As at end 4Q14, XL hedged 63% of external USD loan (out of the total USD1.6T) while its total interest bearing debt stood at Rp29.6T, which implied a net gearing ratio of 1.6x with 2.6x net debt/EBITDA.
Smartphones penetration continued to improve to 27% (FY13: 18%) raising the data revenue contribution to XL’s total usage revenue to 29%, surpassing the SMS revenue of 25% in FY14.
Outlook XL expects FY15 annual revenue growth to come in within or better than the industry average (of 6.0% - 6.5% YoY).
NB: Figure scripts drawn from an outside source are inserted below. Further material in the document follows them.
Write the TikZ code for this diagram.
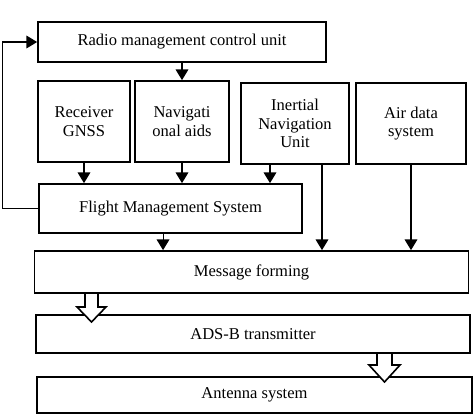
\documentclass[tikz,border=0pt]{standalone}
\usepackage{fontspec}
\setmainfont{Liberation Serif}
\usetikzlibrary{positioning,arrows.meta}

\begin{document}
\begin{tikzpicture}[
    x=0.75pt, y=-0.75pt,
    >={Triangle[length=8pt,width=9.5pt]},
    font=\fontsize{12.4}{14}\selectfont,
    block/.style={draw, line width=1.3pt, align=center, inner sep=0pt},
    link/.style={->, line width=0.8pt},
    hollow/.style={draw, fill=white, line width=1.2pt, line join=miter}
]
\useasboundingbox (0,0) rectangle (474,414);

\node[block, minimum width=216pt, minimum height=30pt] (radio) at (182,42) {Radio management control unit};
\node[block, minimum width=69pt, minimum height=60.75pt] (recv) at (84,121.5) {Receiver\\GNSS};
\node[block, minimum width=70.5pt, minimum height=60.75pt] (navaid) at (182,121.5) {Navigati\\onal aids};
\node[block, minimum width=81pt, minimum height=60.75pt] (ins) at (295,123.5) {Inertial\\Navigation\\Unit};
\node[block, minimum width=82.5pt, minimum height=60.75pt] (adc) at (411,123.5) {Air data\\system};
\node[block, minimum width=197.25pt, minimum height=36.75pt] (fms) at (170.5,208.5) {Flight Management System};
\node[block, minimum width=325.5pt, minimum height=31.5pt] (msg) at (251.5,272) {Message forming};
\node[block, minimum width=325.5pt, minimum height=28.5pt] (adsb) at (253,334) {ADS-B transmitter};
\node[block, minimum width=326.25pt, minimum height=27pt] (ant) at (254.5,395) {Antenna system};

\coordinate (ins1) at ([xshift=-18.75pt]ins.south);
\coordinate (ins2) at ([xshift=20.25pt]ins.south);
\coordinate (fms1) at ([xshift=-5.6pt]fms.south);

\draw[link] (radio.south) -- (navaid.north);
\draw[link] (recv.south) -- (recv.south |- fms.north);
\draw[link] (navaid.south) -- (navaid.south |- fms.north);
\draw[link] (ins1) -- (ins1 |- fms.north);
\draw[link] (ins2) -- (ins2 |- msg.north);
\draw[link] (adc.south) -- (adc.south |- msg.north);
\draw[link] (fms1) -- (fms1 |- msg.north);
\draw[link] (fms.west) -- ++(-36,0) |- (radio.west);

% hollow arrows
\coordinate (h1) at (91.5,294);
\coordinate (h2) at (384.5,354);
\draw[hollow] (h1) ++(-6.5,0) -- ++(0,13) -- ++(-8,0) -- ++(14.5,15) -- ++(14.5,-15) -- ++(-8,0) -- ++(0,-13);
\draw[hollow] (h2) ++(-7.5,0) -- ++(0,11) -- ++(-8,0) -- ++(15.5,17) -- ++(15.5,-17) -- ++(-8,0) -- ++(0,-11);
\end{tikzpicture}
\end{document}
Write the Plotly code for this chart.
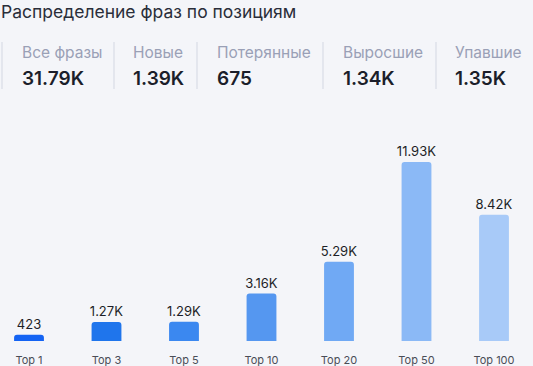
import plotly.graph_objects as go

categories = ["Top 1", "Top 3", "Top 5", "Top 10", "Top 20", "Top 50", "Top 100"]
values = [423, 1270, 1290, 3160, 5290, 11930, 8420]
value_labels = ["423", "1.27K", "1.29K", "3.16K", "5.29K", "11.93K", "8.42K"]
bar_colors = ["#1463f3", "#1f75ec", "#3b88f0", "#5597f0", "#70a9f4", "#8bb9f6", "#a8caf8"]

title_text = "Распределение фраз по позициям"
stat_names = ["Все фразы", "Новые", "Потерянные", "Выросшие", "Упавшие"]
stat_values = ["31.79K", "1.39K", "675", "1.34K", "1.35K"]

W, H = 533, 366
T, B = 120, 25
plot_h = H - T - B
base_px = H - B

def py(p):
    return (base_px - p) / plot_h

fig = go.Figure()
fig.add_trace(go.Bar(
    x=list(range(len(categories))),
    y=values,
    text=value_labels,
    texttemplate="%{text}",
    textposition="outside",
    constraintext="none",
    textfont=dict(family="Inter", size=13, color="#1d1f27"),
    marker=dict(color=bar_colors, cornerradius=3, line=dict(width=0)),
    width=0.385,
    cliponaxis=False,
    hoverinfo="skip",
))

annotations = [dict(
    text=title_text, x=-1 / W, y=py(12), xref="paper", yref="paper",
    xanchor="left", yanchor="middle", showarrow=False,
    font=dict(family="Inter", size=17.5, color="#2a2e3a"),
)]
label_x = [20, 131, 215, 341, 453]
sep_x = [2, 114, 197, 323, 436]
shapes = []
for i, (n, v) in enumerate(zip(stat_names, stat_values)):
    annotations.append(dict(
        text=n, x=label_x[i] / W, y=py(52), xref="paper", yref="paper",
        xanchor="left", yanchor="middle", showarrow=False,
        font=dict(family="Inter", size=15.5, color="#9aa0b6"),
    ))
    annotations.append(dict(
        text=v, x=label_x[i] / W, y=py(78), xref="paper", yref="paper",
        xanchor="left", yanchor="middle", showarrow=False,
        font=dict(family="Inter", size=19, color="#1b1e2a", weight=600),
    ))
    shapes.append(dict(
        type="line", xref="paper", yref="paper",
        x0=sep_x[i] / W, x1=sep_x[i] / W, y0=py(42), y1=py(89),
        line=dict(color="#d3d7e2", width=1),
    ))

px_per_unit = 77.5
x0 = -29 / px_per_unit
x1 = (W - 29) / px_per_unit

fig.update_layout(
    width=W, height=H,
    margin=dict(l=0, r=0, t=T, b=B),
    paper_bgcolor="#f4f5f9",
    plot_bgcolor="#f4f5f9",
    showlegend=False,
    annotations=annotations,
    shapes=shapes,
    xaxis=dict(
        range=[x0, x1], tickmode="array",
        tickvals=list(range(len(categories))), ticktext=categories,
        showgrid=False, zeroline=False, showline=False, ticks="",
        tickfont=dict(family="Inter", size=11, color="#4a4d57"),
        ticklabelstandoff=11,
    ),
    yaxis=dict(
        range=[0, plot_h / 15 * 1000], visible=False,
        showgrid=False, zeroline=False,
    ),
    font=dict(family="Inter"),
)

fig.write_html(
    "out.html",
    config={"displayModeBar": False, "staticPlot": True},
    post_script="document.body.style.margin='0';document.body.style.overflow='hidden';document.body.style.background='#f4f5f9';",
)
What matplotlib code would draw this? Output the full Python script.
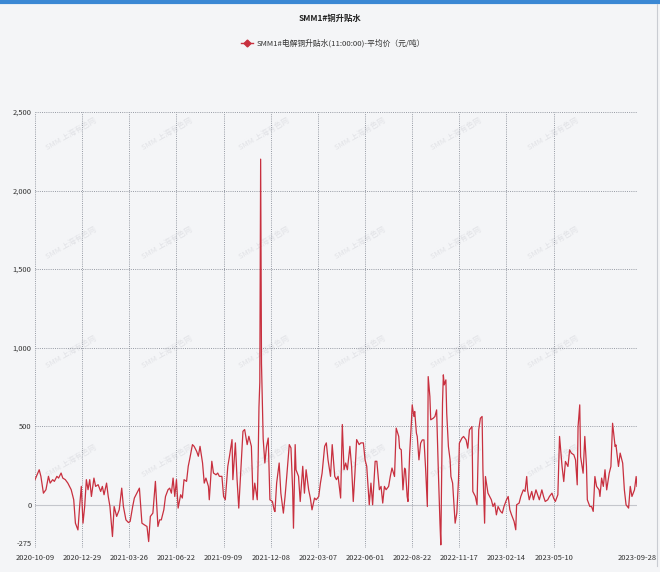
import matplotlib
matplotlib.use("Agg")
import matplotlib.pyplot as plt
from matplotlib.lines import Line2D

plt.rcParams['font.family'] = ['Noto Sans CJK SC', 'DejaVu Sans']

title = "SMM1#铜升贴水"
series_name = "SMM1#电解铜升贴水(11:00:00)-平均价（元/吨）"

# trading-day index (0 = 2020-10-09) and premium values (元/吨)
day_index = [
    0, 5, 7, 10, 13, 16, 18, 21, 23, 26, 28, 31, 33, 36, 39, 43, 46, 48, 51, 53,
    55, 57, 59, 61, 63, 65, 67, 70, 72, 75, 78, 80, 82, 85, 87, 89, 92, 94, 97, 100,
    103, 105, 108, 111, 113, 116, 118, 121, 124, 127, 130, 133, 135, 137, 140,
    143, 146, 148, 150, 153, 155, 158, 160, 162, 164, 166, 168, 170, 173, 175, 177,
    180, 182, 184, 187, 189, 192, 194, 196, 199, 201, 203, 206, 207, 210, 212, 215,
    217, 219, 222, 224, 226, 229, 231, 234, 235, 238, 240, 242, 245, 247, 249, 252,
    254, 257, 259, 261, 264, 265, 266, 267, 268, 269, 271, 273, 275, 277, 279, 282,
    284, 285, 287, 290, 292, 295, 297, 299, 302, 304, 306, 307, 309, 310, 313, 315,
    318, 320, 322, 325, 327, 329, 332, 334, 337, 339, 341, 344, 346, 348, 351, 353,
    356, 358, 360, 363, 365, 367, 369, 371, 374, 376, 378, 380, 382, 385, 387, 390,
    392, 394, 397, 399, 401, 404, 406, 409, 411, 413, 415, 417, 420, 422, 424,
    427, 429, 432, 433, 435, 437, 439, 440, 442, 443, 445, 447, 448, 450, 451, 453,
    454, 456, 458, 460, 462, 464, 466, 467, 469, 470, 473, 475, 477, 479, 481, 482,
    484, 485, 486, 488, 489, 491, 493, 494, 496, 499, 501, 503, 504, 507, 509, 512,
    514, 516, 519, 520, 523, 525, 527, 529, 531, 532, 534, 535, 538, 540, 542, 544,
    546, 548, 550, 553, 555, 557, 560, 562, 564, 566, 569,
    571, 572, 575, 577, 580, 582, 584, 585, 587, 590, 592, 595, 597, 599, 602, 604,
    606, 609, 611, 614, 616, 618, 621, 623, 626, 628, 630, 633, 635, 637, 640, 642,
    644, 645, 647, 648, 651, 653, 655, 656, 659, 661, 663, 665, 667, 670, 671, 673,
    675, 677, 679, 682, 684, 686, 689, 690, 693, 695, 698, 700, 702, 705, 707, 709,
    712, 714, 715,
]
premium = [
    160, 223, 181, 74, 96, 181, 138, 160, 149, 181, 170, 202, 170, 160, 138, 96, 32, -117, -160, -11,
    117, -117, -11, 160, 96, 160, 53, 170, 117, 128, 85, 117, 64, 138, 53, -11, -202, -11, -74, -32,
    106, -11, -96, -113, -106, -11, 43, 74, 106, -117, -128, -138, -234, -74, -53,
    149, -138, -96, -96, -32, 53, 96, 106, 74, 170, 53, 160, -21, 64, 43, 160,
    149, 245, 298, 383, 372, 340, 309, 372, 266, 138, 170, 117, 32, 277, 202, 191,
    202, 181, 181, 53, 32, 245, 309, 415, 160, 394, 160, -21, 266, 468, 479, 383,
    436, 372, 32, 138, 32, 266, 620, 780, 2200, 900, 420, 266, 372, 425, 32, 21,
    -32, -43, 138, 266, 74, -53, 53, 181, 383, 362, 96, -149, 383, 223, 181, 21,
    245, 74, 223, 96, 43, -32, 43, 32, 53, 138, 202, 372, 394, 287, 181, 383,
    181, 160, 181, 43, 511, 223, 266, 223, 372, 245, 21, 202, 415, 383, 394, 394,
    287, 245, 0, 138, 0, 277, 277, 96, 117, 11, 117, 96, 117, 181, 234,
    180, 488, 435, 360, 350, 95, 233, 223, 53, 21, 329, 520, 636, 562, 594, 456,
    435, 286, 392, 413, 413, 223, -11, 816, 689, 541, 551, 562, 604, 223, -117, -255,
    647, 827, 763, 795, 583, 371, 286, 180, 138, -117, -53, 159, 392, 424, 435, 413,
    360, 477, 498, 85, 53, 0, 477, 551, 562, 223, -117, 180, 74, 53, 32, -11,
    11, -64, -11, -42, -53, -11, 32, 53, -32, -64, -106,
    -159, 0, 11, 53, 95, 85, 180, 95, 32, 85, 32, 95, 64, 32, 95, 53,
    21, 32, 53, 74, 42, 21, 64, 435, 244, 148, 276, 244, 350, 329, 318, 286,
    127, 498, 636, 307, 201, 435, 244, 32, -11, -11, -42, 180, 117, 95, 53, 170,
    117, 223, 95, 201, 244, 519, 371, 381, 244, 329, 265, 95, 0, -21, 117, 53,
    95, 180, 117,
]

tick_index = [0, 56, 112, 168, 224, 280, 336, 392, 448, 504, 560, 616, 715]
tick_labels = ["2020-10-09", "2020-12-29", "2021-03-26", "2021-06-22", "2021-09-09",
               "2021-12-08", "2022-03-07", "2022-06-01", "2022-08-22", "2022-11-17",
               "2023-02-14", "2023-05-10", "2023-09-28"]
y_ticks = [-275, 0, 500, 1000, 1500, 2000, 2500]
y_labels = ["-275", "0", "500", "1,000", "1,500", "2,000", "2,500"]

line_color = "#c8303f"
bg = "#f4f5f7"

fig = plt.figure(figsize=(6.6, 5.72), dpi=100, facecolor=bg)
ax = fig.add_axes([35/660, 1-548/572, 602/660, 436/572])
ax.set_facecolor(bg)

ax.plot(day_index, premium, color=line_color, linewidth=0.9, zorder=3)

ax.set_xlim(0, 715)
ax.set_ylim(-275, 2500)
ax.set_xticks(tick_index)
ax.set_xticklabels(tick_labels, fontsize=5.4, color="#333333")
ax.set_yticks(y_ticks)
ax.set_yticklabels(y_labels, fontsize=5.4, color="#333333")
ax.tick_params(axis="x", length=0, pad=4.5)
ax.tick_params(axis="y", length=0, pad=2.5)
ylabs = ax.get_yticklabels()
ylabs[0].set_va("bottom")
for s in ax.spines.values():
    s.set_visible(False)

grid_kw = dict(color="#8a8f99", linewidth=0.6, linestyle=(0, (1.2, 1.4)), zorder=1)
for x in tick_index:
    ax.axvline(x, **grid_kw)
for y in y_ticks:
    if y == 0:
        ax.axhline(y, color="#c4c6cc", linewidth=0.8, zorder=1)
    else:
        ax.axhline(y, **grid_kw)

# watermarks
for wx in [0.06, 0.22, 0.38, 0.54, 0.70, 0.86]:
    for wy in [0.95, 0.70, 0.45, 0.20]:
        ax.text(wx, wy, "SMM 上海有色网", transform=ax.transAxes, rotation=30,
                fontsize=5.5, color="#e1e2e6", ha="center", va="center", zorder=0)

fig.text(330/660, 1-18/572, title, ha="center", va="center", fontsize=6,
         fontweight="bold", color="#222222")
handle = Line2D([], [], color=line_color, linewidth=1.0, marker="D", markersize=3.5)
fig.legend([handle], [series_name], loc="center", bbox_to_anchor=(333/660, 1-43/572),
           frameon=False, fontsize=5.6, handlelength=1.6, handletextpad=0.4,
           labelcolor="#333333")

# top blue bar and frame
fig.add_artist(Line2D([0, 1], [1-2/572, 1-2/572], transform=fig.transFigure,
                      color="#3b88d4", linewidth=3))
fig.add_artist(Line2D([657/660, 657/660], [0.01, 1-4/572], transform=fig.transFigure,
                      color="#c9ccd2", linewidth=0.8))

fig.savefig("out.png", dpi=100, facecolor=bg)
Its EBITDA margin, however, is expected to record at mid-to-high 30s due to stiff competition and loss of 3rd parties’ tower rental following the completion of the sale of 3.5k towers in December 2014. Meanwhile, the group also guided for a targeted capex of c.Rp7T in FY15.
Change to Forecasts Unchanged, pending Axiata’s results due on 25th February.
Rating Maintain MARKET PERFORM Valuation Maintained our Axiata TP at RM6.88 based on a targeted FY15E EV/forward EBITDA of 9.6x (+1.0x SD above its 4-year mean).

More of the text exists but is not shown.